WHAT IS EXPECTED: Return exactly, and only, the lines from the one holding "Output the LaTeX" through the one holding "(26,\y) -- (345,\y);", both included; the pictures stay out.

THE RECORDS:
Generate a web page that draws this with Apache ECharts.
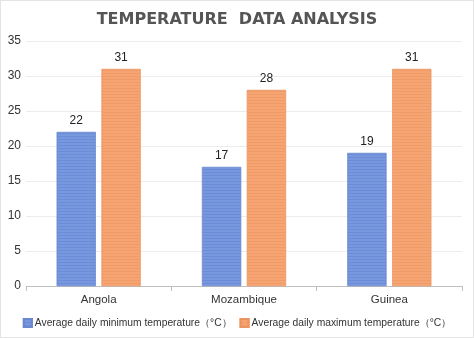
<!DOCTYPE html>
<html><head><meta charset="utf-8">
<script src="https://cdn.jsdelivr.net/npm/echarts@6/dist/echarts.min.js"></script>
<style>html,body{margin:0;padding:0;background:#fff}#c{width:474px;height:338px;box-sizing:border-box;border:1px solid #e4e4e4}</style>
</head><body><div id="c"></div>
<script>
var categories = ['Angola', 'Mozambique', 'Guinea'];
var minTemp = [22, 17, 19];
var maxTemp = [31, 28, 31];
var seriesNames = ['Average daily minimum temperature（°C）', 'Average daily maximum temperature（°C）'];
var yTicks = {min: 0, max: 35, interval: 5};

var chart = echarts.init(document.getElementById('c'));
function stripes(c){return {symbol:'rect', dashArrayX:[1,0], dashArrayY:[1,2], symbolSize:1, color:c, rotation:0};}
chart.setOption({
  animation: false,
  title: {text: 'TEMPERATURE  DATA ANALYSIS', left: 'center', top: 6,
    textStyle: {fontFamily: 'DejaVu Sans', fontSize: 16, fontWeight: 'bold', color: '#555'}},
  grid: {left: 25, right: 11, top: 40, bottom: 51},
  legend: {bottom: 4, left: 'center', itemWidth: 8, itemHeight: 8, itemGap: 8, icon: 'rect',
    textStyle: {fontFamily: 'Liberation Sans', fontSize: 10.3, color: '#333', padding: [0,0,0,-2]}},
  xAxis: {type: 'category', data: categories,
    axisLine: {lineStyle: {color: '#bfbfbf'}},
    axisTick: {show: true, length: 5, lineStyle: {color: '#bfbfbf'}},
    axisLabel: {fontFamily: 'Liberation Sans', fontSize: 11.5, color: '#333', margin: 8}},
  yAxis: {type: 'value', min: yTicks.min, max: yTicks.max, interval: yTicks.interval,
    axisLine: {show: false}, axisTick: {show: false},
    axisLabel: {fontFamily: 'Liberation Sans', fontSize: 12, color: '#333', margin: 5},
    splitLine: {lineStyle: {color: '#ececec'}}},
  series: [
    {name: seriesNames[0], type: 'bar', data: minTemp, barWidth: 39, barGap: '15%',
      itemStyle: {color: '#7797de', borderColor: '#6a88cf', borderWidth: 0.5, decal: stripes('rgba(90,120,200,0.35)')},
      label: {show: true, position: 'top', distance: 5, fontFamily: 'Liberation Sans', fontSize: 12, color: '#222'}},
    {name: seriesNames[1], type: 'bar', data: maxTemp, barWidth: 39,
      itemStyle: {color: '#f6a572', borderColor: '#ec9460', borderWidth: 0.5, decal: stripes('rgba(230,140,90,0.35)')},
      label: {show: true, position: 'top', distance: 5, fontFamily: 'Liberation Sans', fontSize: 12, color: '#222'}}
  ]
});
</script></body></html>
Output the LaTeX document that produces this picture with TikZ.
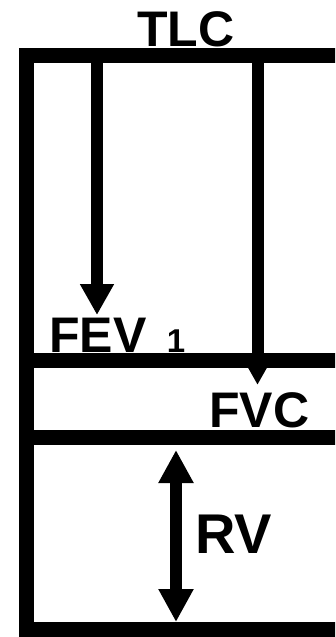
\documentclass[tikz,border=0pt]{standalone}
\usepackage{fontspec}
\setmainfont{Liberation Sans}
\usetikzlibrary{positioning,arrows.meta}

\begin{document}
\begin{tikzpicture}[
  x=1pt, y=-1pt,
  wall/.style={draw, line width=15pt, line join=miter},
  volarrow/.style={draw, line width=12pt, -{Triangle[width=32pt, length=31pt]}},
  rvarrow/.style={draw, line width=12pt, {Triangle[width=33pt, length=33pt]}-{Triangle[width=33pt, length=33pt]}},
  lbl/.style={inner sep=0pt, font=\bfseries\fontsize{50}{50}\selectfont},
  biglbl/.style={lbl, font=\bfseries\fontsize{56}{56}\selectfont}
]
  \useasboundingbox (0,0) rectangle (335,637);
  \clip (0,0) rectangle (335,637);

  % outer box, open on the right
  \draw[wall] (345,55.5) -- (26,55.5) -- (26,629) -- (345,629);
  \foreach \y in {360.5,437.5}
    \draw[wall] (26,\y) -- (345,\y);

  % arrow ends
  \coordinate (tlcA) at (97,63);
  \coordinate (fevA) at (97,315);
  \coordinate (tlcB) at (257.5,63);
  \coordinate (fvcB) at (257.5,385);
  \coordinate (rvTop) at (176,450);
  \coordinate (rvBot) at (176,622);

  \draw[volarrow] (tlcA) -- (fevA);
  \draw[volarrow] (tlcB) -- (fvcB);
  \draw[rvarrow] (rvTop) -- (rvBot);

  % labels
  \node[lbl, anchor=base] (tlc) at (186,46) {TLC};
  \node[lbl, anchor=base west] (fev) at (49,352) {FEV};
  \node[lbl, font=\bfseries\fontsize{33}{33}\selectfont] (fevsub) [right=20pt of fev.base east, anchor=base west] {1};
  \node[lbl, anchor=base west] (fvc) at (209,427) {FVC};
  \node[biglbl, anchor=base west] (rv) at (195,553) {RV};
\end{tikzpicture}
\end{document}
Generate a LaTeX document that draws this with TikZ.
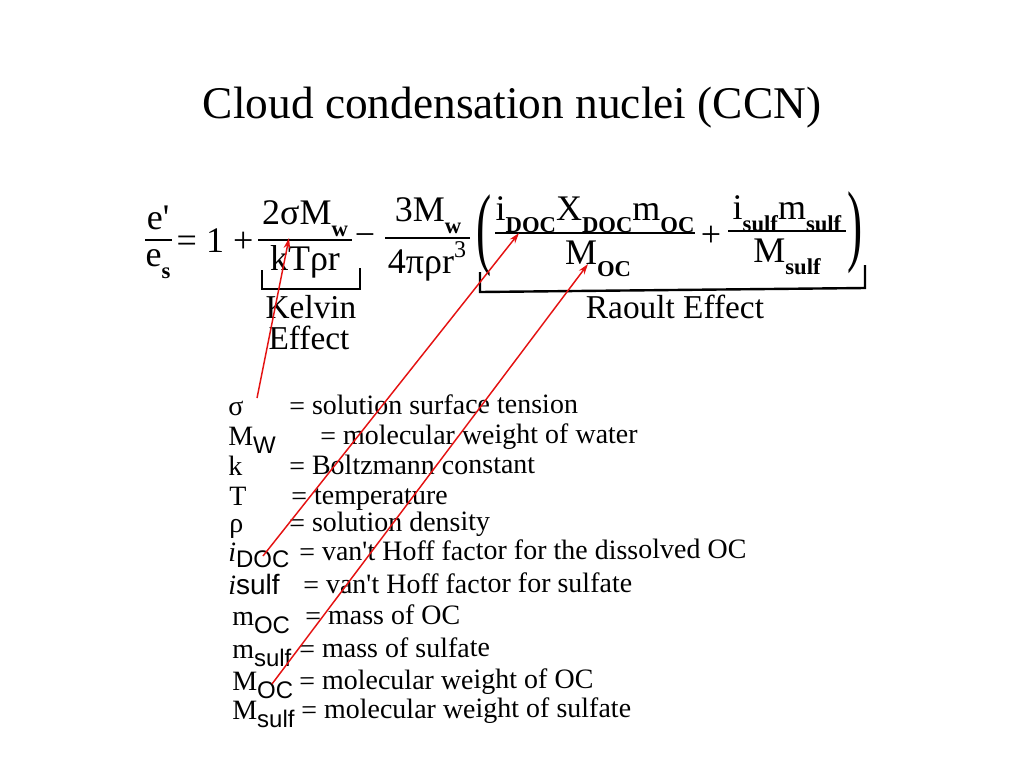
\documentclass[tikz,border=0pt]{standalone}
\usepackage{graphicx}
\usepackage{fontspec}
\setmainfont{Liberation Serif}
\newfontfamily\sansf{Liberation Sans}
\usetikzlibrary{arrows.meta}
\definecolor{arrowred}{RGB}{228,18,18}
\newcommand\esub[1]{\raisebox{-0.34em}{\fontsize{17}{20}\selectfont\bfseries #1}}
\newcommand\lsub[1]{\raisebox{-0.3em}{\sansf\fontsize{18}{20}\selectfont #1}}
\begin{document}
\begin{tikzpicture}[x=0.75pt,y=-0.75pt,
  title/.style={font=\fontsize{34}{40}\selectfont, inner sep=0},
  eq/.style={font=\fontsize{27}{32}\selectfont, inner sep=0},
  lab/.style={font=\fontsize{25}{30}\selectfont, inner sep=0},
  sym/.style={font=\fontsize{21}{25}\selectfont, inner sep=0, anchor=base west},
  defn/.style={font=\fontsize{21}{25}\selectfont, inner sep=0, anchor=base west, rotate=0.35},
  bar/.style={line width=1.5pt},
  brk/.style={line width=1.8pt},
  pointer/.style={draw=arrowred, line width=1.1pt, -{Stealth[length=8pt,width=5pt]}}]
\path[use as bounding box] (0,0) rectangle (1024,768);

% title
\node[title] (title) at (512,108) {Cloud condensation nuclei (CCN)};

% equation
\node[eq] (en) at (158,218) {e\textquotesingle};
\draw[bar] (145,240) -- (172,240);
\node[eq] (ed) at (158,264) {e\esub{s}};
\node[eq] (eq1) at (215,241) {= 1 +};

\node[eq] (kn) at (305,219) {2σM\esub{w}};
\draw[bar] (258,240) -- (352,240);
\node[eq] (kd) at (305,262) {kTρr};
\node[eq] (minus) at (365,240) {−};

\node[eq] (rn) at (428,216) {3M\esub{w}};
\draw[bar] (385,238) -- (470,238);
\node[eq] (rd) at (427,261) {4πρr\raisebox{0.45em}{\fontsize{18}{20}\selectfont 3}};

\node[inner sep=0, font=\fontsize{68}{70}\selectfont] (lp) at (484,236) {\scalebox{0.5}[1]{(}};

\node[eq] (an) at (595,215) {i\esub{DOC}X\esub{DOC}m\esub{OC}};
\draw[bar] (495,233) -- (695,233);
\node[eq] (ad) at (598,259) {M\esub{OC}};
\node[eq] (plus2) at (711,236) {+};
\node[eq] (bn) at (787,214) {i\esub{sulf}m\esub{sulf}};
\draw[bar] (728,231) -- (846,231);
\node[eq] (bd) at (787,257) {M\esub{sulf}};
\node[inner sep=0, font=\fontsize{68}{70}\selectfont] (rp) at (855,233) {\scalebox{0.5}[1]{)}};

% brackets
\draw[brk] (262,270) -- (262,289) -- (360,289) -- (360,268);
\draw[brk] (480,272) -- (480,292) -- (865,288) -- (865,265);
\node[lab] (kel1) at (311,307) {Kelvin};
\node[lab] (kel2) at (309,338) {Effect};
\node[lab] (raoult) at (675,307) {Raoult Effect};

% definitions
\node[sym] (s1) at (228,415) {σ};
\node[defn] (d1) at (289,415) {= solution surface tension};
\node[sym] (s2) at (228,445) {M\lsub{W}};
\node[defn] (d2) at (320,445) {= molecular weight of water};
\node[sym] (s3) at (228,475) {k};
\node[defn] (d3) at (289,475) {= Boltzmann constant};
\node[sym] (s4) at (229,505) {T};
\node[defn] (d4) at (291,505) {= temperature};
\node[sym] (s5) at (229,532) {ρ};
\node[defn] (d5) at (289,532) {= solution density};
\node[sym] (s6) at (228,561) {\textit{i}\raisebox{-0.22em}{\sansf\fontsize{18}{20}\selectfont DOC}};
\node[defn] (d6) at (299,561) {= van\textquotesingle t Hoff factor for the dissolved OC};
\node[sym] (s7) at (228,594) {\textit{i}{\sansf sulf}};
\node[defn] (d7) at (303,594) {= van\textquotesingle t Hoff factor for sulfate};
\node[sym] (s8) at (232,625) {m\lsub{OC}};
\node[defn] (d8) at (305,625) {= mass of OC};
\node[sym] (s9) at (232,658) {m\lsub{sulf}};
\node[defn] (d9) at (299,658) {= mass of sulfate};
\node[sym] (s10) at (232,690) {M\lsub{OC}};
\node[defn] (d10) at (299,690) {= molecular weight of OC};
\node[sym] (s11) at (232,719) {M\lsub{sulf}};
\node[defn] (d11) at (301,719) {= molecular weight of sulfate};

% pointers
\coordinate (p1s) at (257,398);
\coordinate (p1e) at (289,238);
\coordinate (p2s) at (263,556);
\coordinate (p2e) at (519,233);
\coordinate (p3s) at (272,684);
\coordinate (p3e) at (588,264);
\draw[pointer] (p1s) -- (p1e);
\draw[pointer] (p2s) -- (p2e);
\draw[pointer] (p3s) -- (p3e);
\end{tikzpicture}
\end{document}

CORRECT RESULT:
Output the LaTeX document that produces this picture with TikZ.
\documentclass[tikz,border=0pt]{standalone}
\usepackage{fontspec}
\setmainfont{Liberation Sans}
\usetikzlibrary{positioning,arrows.meta}

\begin{document}
\begin{tikzpicture}[
  x=1pt, y=-1pt,
  wall/.style={draw, line width=15pt, line join=miter},
  volarrow/.style={draw, line width=12pt, -{Triangle[width=32pt, length=31pt]}},
  rvarrow/.style={draw, line width=12pt, {Triangle[width=33pt, length=33pt]}-{Triangle[width=33pt, length=33pt]}},
  lbl/.style={inner sep=0pt, font=\bfseries\fontsize{50}{50}\selectfont},
  biglbl/.style={lbl, font=\bfseries\fontsize{56}{56}\selectfont}
]
  \useasboundingbox (0,0) rectangle (335,637);
  \clip (0,0) rectangle (335,637);

  % outer box, open on the right
  \draw[wall] (345,55.5) -- (26,55.5) -- (26,629) -- (345,629);
  \foreach \y in {360.5,437.5}
    \draw[wall] (26,\y) -- (345,\y);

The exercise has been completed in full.